Q: Mr. Holum, my name is Jeff Mulhearn (ph) from Sydney University
Research Institute for Asia and the Pacific. Going back if I might to
the NMD issue, in particular the proposal for a limited capability --
I think you mentioned 100 interceptors, a radar center in Alaska, that
would hopefully be able to be fitted within the other regime of the
ABM Treaty and so forth. Is it not true though that one of the major
concerns of China and Russia is that if the U.S. is going to spend the
money, the time, the effort to invest in a limited capability that
inevitably as technology changes, as the perceived need changes, these
third states, these states that aren't part of the proliferation NPT
regime continue with their development, that inevitably after you have
reached that limited state you will want to go further and do further
enhancing, further development, and hence basically that China and
Russia's and others perhaps maybe don't trust that U.S. intent? How do
you answer that question?

MR. HOLUM: Well, it certainly is a point that they have raised. I
don't think that the military experts in Russia fear this initial
deployment. Frankly, I don't even think they're concerned about the
phase two that may come not as part of this initial negotiation, but
is certainly something the defense experts are looking ahead to. I
don't even think the Russians are concerned about that -- that would
go up to as many as 250 interceptors, and more ABM radars. But their
missile forces are clearly capable of overwhelming or defeating a
system of this kind.

What they are concerned about is precisely what you say: that this
permits the infrastructure for a larger system that would provide a
hot production capability for interceptors.

One answer, and I think a fundamentally important one, for that is
that we are prepared to pursue in the context of adjustments to the
treaty additional confidence-building and verification measures that
would confirm that those steps aren't happening and aren't imminent.

The ABM Treaty, as you know, was negotiated in 1972, that relies
entirely on national technical means of verification. No intrusive
on-site inspections -- anything of that kind.

Now, when the treaty was amended to clarify the dividing line between
permitted theater missile defenses and prohibited national missile
defenses, we included some new verification measures, and we
contemplate doing the same thing.

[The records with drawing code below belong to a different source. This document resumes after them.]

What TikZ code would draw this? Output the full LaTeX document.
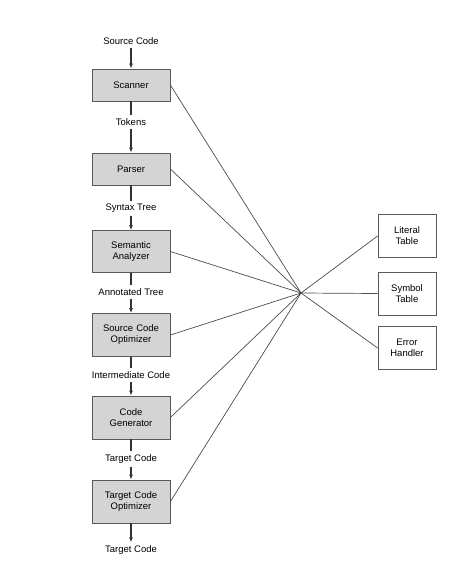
\documentclass[tikz,border=0pt]{standalone}
\usepackage{fontspec}
\setmainfont{Liberation Sans}
\usetikzlibrary{arrows.meta}
\begin{document}
\begin{tikzpicture}[x=1pt,y=1pt,
  font=\fontsize{9.5}{11}\selectfont,
  phase/.style={draw=black!65, line width=0.8pt, fill=black!17, minimum width=78pt, text width=70pt, align=center, inner sep=2pt},
  table/.style={draw=black!65, line width=0.8pt, fill=white, minimum width=58pt, minimum height=43pt, text width=50pt, align=center, inner sep=2pt},
  lbl/.style={inner sep=3pt},
  flow/.style={draw=black!80, line width=1.4pt},
  flowa/.style={flow, -{Latex[length=5pt,width=4pt]}},
  link/.style={draw=black!70, line width=0.7pt}]
\useasboundingbox (0,0) rectangle (474,-563);
% main phases
\node[phase, minimum height=32pt] (scan) at (131,-85) {Scanner};
\node[phase, minimum height=32pt] (pars) at (131,-169) {Parser};
\node[phase, minimum height=42pt] (sem) at (131,-251.5) {Semantic\\Analyzer};
\node[phase, minimum height=43pt] (sco) at (131,-335) {Source Code\\Optimizer};
\node[phase, minimum height=43pt] (cg) at (131,-417.5) {Code\\Generator};
\node[phase, minimum height=43pt] (tco) at (131,-501.5) {Target Code\\Optimizer};
% labels
\node[lbl] (l0) at (131,-41) {Source Code};
\node[lbl] (l1) at (131,-122) {Tokens};
\node[lbl] (l2) at (131,-208) {Syntax Tree};
\node[lbl] (l3) at (131,-292) {Annotated Tree};
\node[lbl] (l4) at (131,-375) {Intermediate Code};
\node[lbl] (l5) at (131,-459) {Target Code};
\node[lbl] (l6) at (131,-550) {Target Code};
% flow arrows
\draw[flowa] (l0.south) -- (scan.north);
\draw[flow] (scan.south) -- (l1.north);
\draw[flowa] (l1.south) -- (pars.north);
\draw[flow] (pars.south) -- (l2.north);
\draw[flowa] (l2.south) -- (sem.north);
\draw[flow] (sem.south) -- (l3.north);
\draw[flowa] (l3.south) -- (sco.north);
\draw[flow] (sco.south) -- (l4.north);
\draw[flowa] (l4.south) -- (cg.north);
\draw[flow] (cg.south) -- (l5.north);
\draw[flowa] (l5.south) -- (tco.north);
\draw[flowa] (tco.south) -- (l6.north);
% tables
\node[table] (lit) at (407,-236) {Literal\\Table};
\node[table] (sym) at (407,-293.5) {Symbol\\Table};
\node[table] (err) at (407,-348) {Error\\Handler};
% hub
\coordinate (hub) at (301,-293);
\foreach \n in {scan,pars,sem,sco,cg,tco} \draw[link] (\n.east) -- (hub);
\foreach \n in {lit,sym,err} \draw[link] (hub) -- (\n.west);
\end{tikzpicture}
\end{document}
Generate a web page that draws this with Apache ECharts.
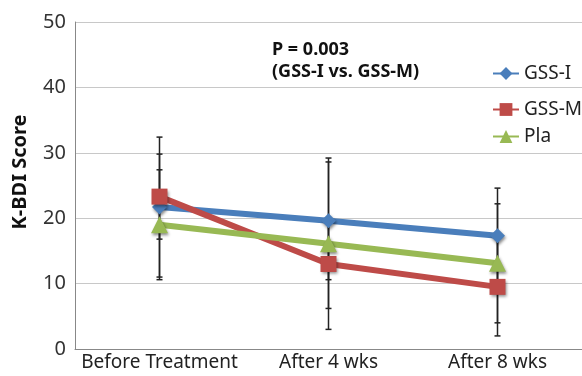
<!DOCTYPE html>
<html><head><meta charset="utf-8">
<script src="https://cdn.jsdelivr.net/npm/echarts@6/dist/echarts.min.js"></script>
<style>html,body{margin:0;padding:0;background:#fff}#c{width:582px;height:376px}</style>
</head><body><div id="c"></div>
<script>
const categories = ['Before Treatment', 'After 4 wks', 'After 8 wks'];
const gssI = [21.7, 19.6, 17.3];
const gssM = [23.3, 13.0, 9.5];
const pla = [19.0, 16.1, 13.1];
const gssIErr = [10.7, 9.0, 7.3];
const gssMErr = [6.5, 6.8, 7.5];
const plaErr = [8.4, 13.1, 9.1];
const yTicks = [0, 10, 20, 30, 40, 50];

const FONT = 'Noto Sans';
const colors = {I: '#4a7ebb', M: '#be4b48', P: '#98b954'};

function errData(vals, errs) {
  return vals.map((v, i) => [i, v - errs[i], v + errs[i]]);
}
function errSeries(vals, errs) {
  return {
    type: 'custom', z: 1, silent: true,
    data: errData(vals, errs),
    renderItem: function (params, api) {
      const lo = api.coord([api.value(0), api.value(1)]);
      const hi = api.coord([api.value(0), api.value(2)]);
      const w = 3;
      const st = {stroke: '#222', lineWidth: 1.5};
      return {type: 'group', children: [
        {type: 'line', shape: {x1: lo[0], y1: lo[1], x2: hi[0], y2: hi[1]}, style: st},
        {type: 'line', shape: {x1: lo[0] - w, y1: lo[1], x2: lo[0] + w, y2: lo[1]}, style: st},
        {type: 'line', shape: {x1: hi[0] - w, y1: hi[1], x2: hi[0] + w, y2: hi[1]}, style: st}
      ]};
    }
  };
}
const shadow = {shadowBlur: 3, shadowColor: 'rgba(0,0,0,0.45)', shadowOffsetX: 1, shadowOffsetY: 2};
function lineSeries(name, vals, color, symbol, size) {
  return {
    name: name, type: 'line', data: vals, z: 3,
    symbol: symbol, symbolSize: size,
    lineStyle: {color: color, width: 6},
    itemStyle: Object.assign({color: color}, shadow),
    emphasis: {disabled: true}
  };
}
const legendText = {fontFamily: FONT, fontSize: 19, color: '#222'};
function legend(name, top) {
  return {data: [name], left: 492, top: top, padding: 0, itemWidth: 26, itemHeight: 16,
    itemGap: 0, textStyle: legendText};
}
const chart = echarts.init(document.getElementById('c'));
chart.setOption({
  animation: false,
  grid: {left: 75, right: 0, top: 22, bottom: 27},
  xAxis: {
    type: 'category', data: categories, boundaryGap: true,
    axisLine: {lineStyle: {color: '#888'}}, axisTick: {show: false},
    axisLabel: {fontFamily: FONT, fontSize: 19, color: '#222', margin: 4, interval: 0}
  },
  yAxis: {
    type: 'value', min: yTicks[0], max: yTicks[yTicks.length - 1], interval: 10,
    axisLine: {show: true, lineStyle: {color: '#888'}}, axisTick: {show: false},
    axisLabel: {fontFamily: FONT, fontSize: 20, color: '#333', margin: 9},
    splitLine: {lineStyle: {color: '#c8c8c8'}}
  },
  legend: [legend('GSS-I', 64), legend('GSS-M', 100), legend('Pla', 127)],
  graphic: [
    {type: 'text', left: 272, top: 41, style: {text: 'P = 0.003', font: 'bold 18px "Noto Sans"', fill: '#111'}},
    {type: 'text', left: 272, top: 63, style: {text: '(GSS-I vs. GSS-M)', font: 'bold 18px "Noto Sans"', fill: '#111'}},
    {type: 'text', x: 20, y: 172, rotation: Math.PI / 2,
      style: {text: 'K-BDI Score', font: 'bold 20px "Noto Sans"', fill: '#111', align: 'center', verticalAlign: 'middle'}}
  ],
  series: [
    errSeries(gssI, gssIErr),
    errSeries(gssM, gssMErr),
    errSeries(pla, plaErr),
    lineSeries('GSS-I', gssI, colors.I, 'diamond', 15),
    lineSeries('GSS-M', gssM, colors.M, 'rect', 16),
    lineSeries('Pla', pla, colors.P, 'triangle', 17)
  ]
});
</script></body></html>
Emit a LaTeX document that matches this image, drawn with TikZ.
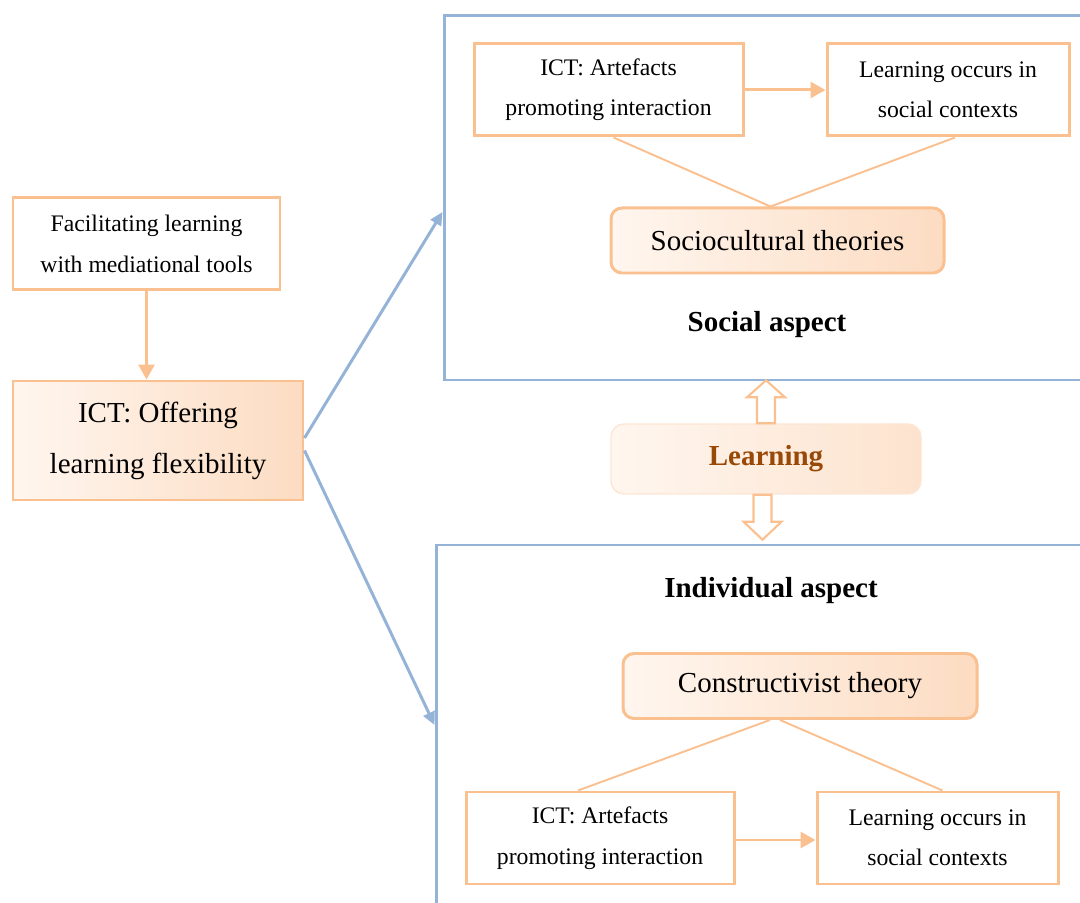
\documentclass[tikz,border=0pt]{standalone}
\usepackage{fontspec}
\setmainfont{Liberation Serif}
\usetikzlibrary{arrows.meta}

\definecolor{peachline}{HTML}{FAC090}
\definecolor{peachL}{HTML}{FFF6EF}
\definecolor{peachR}{HTML}{FCDCC2}
\definecolor{aspectline}{HTML}{95B3D7}
\definecolor{learnline}{HTML}{FCE6D4}
\definecolor{learntext}{HTML}{984807}

\begin{document}
\begin{tikzpicture}[
    smallbox/.style={draw=peachline, line width=1.7pt, fill=white, inner sep=0pt,
        minimum height=1.84cm, align=center, font=\fontsize{13.5}{23}\selectfont},
    bigbox/.style={draw=peachline, line width=1.7pt, left color=peachL, right color=peachR,
        inner sep=0pt, align=center, font=\fontsize{16.5}{29}\selectfont},
    theory/.style={bigbox, rounded corners=0.22cm, minimum height=1.3cm},
    aspectbox/.style={draw=aspectline, line width=1.7pt, inner sep=0pt},
    aspectlabel/.style={font=\fontsize{16.5}{20}\selectfont\bfseries},
    link/.style={draw=peachline, line width=1.1pt},
    peacharrow/.style={draw=peachline, line width=1.7pt, -{Triangle[length=0.3cm, width=0.32cm]}},
    bluearrow/.style={draw=aspectline, line width=1.7pt, -{Triangle[length=0.26cm, width=0.24cm]}},
    hollow/.style={draw=peachline, line width=1.2pt, fill=white, line join=miter}
]
\useasboundingbox (0,0) rectangle (21.6,18.04);

% left column
\node[smallbox, minimum width=5.34cm] (facil) at (2.93,13.16)
    {Facilitating learning\\with mediational tools};
\node[bigbox, minimum width=5.8cm, minimum height=2.38cm] (offer) at (3.16,9.23)
    {ICT: Offering\\learning flexibility};
\draw[peacharrow] (facil.south) -- (facil.south |- offer.north);

% social aspect
\node[aspectbox, minimum width=12.92cm, minimum height=7.28cm] (social) at (15.34,14.08) {};
\node[smallbox, minimum width=5.38cm] (sict) at (12.17,16.24)
    {ICT: Artefacts\\promoting interaction};
\node[smallbox, minimum width=4.84cm] (slearn) at (18.96,16.24)
    {Learning occurs in\\social contexts};
\node[theory, minimum width=6.66cm] (socio) at (15.55,13.23) {Sociocultural theories};
\node[aspectlabel] (slabel) at (15.34,11.54) {Social aspect};
\draw[peacharrow] (sict.east) -- (slearn.west);
\draw[link] ([xshift=0.1cm]sict.south) -- ([xshift=-0.14cm]socio.north);
\draw[link] ([xshift=0.14cm]slearn.south) -- ([xshift=-0.14cm]socio.north);

% learning in the middle
\node[draw=learnline, line width=0.8pt, rounded corners=0.26cm, left color=peachL,
    right color=peachR!80!white, minimum width=6.2cm, minimum height=1.4cm,
    font=\fontsize{16.5}{20}\selectfont\bfseries, text=learntext] (learn) at (15.32,8.86) {Learning};
\draw[hollow] ([xshift=-0.18cm]learn.north) -- ++(0,0.52) -- ++(-0.2,0) -- ++(0.38,0.34)
    -- ++(0.38,-0.34) -- ++(-0.2,0) -- ++(0,-0.52) -- cycle;
\draw[hollow] ([xshift=-0.25cm]learn.south) -- ++(0,-0.54) -- ++(-0.2,0) -- ++(0.38,-0.36)
    -- ++(0.38,0.36) -- ++(-0.2,0) -- ++(0,0.54) -- cycle;

% individual aspect
\node[aspectbox, minimum width=13.08cm, minimum height=7.34cm] (indiv) at (15.26,3.47) {};
\node[aspectlabel] (ilabel) at (15.42,6.22) {Individual aspect};
\node[theory, minimum width=7.08cm] (constr) at (16.0,4.32) {Constructivist theory};
\node[smallbox, minimum width=5.36cm] (iict) at (12.0,1.28)
    {ICT: Artefacts\\promoting interaction};
\node[smallbox, minimum width=4.82cm] (ilearn) at (18.75,1.28)
    {Learning occurs in\\social contexts};
\draw[peacharrow] ([yshift=-0.04cm]iict.east) -- ([yshift=-0.04cm]ilearn.west);
\draw[link] ([xshift=-0.44cm]iict.north) -- ([xshift=-0.6cm]constr.south);
\draw[link] ([xshift=0.1cm]ilearn.north) -- ([xshift=-0.4cm]constr.south);

% branches to both aspects
\draw[bluearrow] ([yshift=0.05cm]offer.east) -- ([yshift=-0.28cm]social.west);
\draw[bluearrow] ([yshift=-0.2cm]offer.east) -- ([yshift=0.07cm]indiv.west);
\end{tikzpicture}
\end{document}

So one answer is that they can have
assurance based on new confidence-building and verification measures
that such steps are not being taken.

Another argument is sort of a negative one, not one I prefer, and that
is to say this treaty has been amended before, we should be able to
amend it consistently with its purposes to allow limited national
missile defense. And what's the alternative? Is it a good idea to
force the president of the United States to choose between a limited
defense that he thinks based on good intelligence is necessary for the
defense of the country -- to choose between that and the treaty -- to
force the president to choose, if he decides he has to proceed, to
abandon the ABM Treaty. I am not saying the president would decide
that. I don't know what he would decide. He will have all the
information in front of him when he confronts that decision. I hope he
doesn't have to. I think it's in both the United States' interests and
Russia's interests to avoid forcing that choice by making a reasonable
accommodation so that defenses can proceed, but nonetheless remain
constrained by the treaty.

And I frankly think that any president would look very hard, if we are
allowed to proceed under the treaty with the kind of defenses that are
justifiable in the near term -- I think any president of either party
would respect the arms control commitments of the United States. I am
not pretending to speak for a new administration of either party, but
looking at history recall that President Reagan was very anxious to
deploy a national missile defense. Yet during all of the years of that
administration in the pursuit of research and development on Star Wars
and other concepts, President Reagan never abandoned the ABM Treaty.
He proposed dramatic amendments to the treaty in the Standing
Consultative Commissions, but never proposed to abandon the treaty. I
think the United States will take its arms control commitments
seriously, so long as they serve its security interests.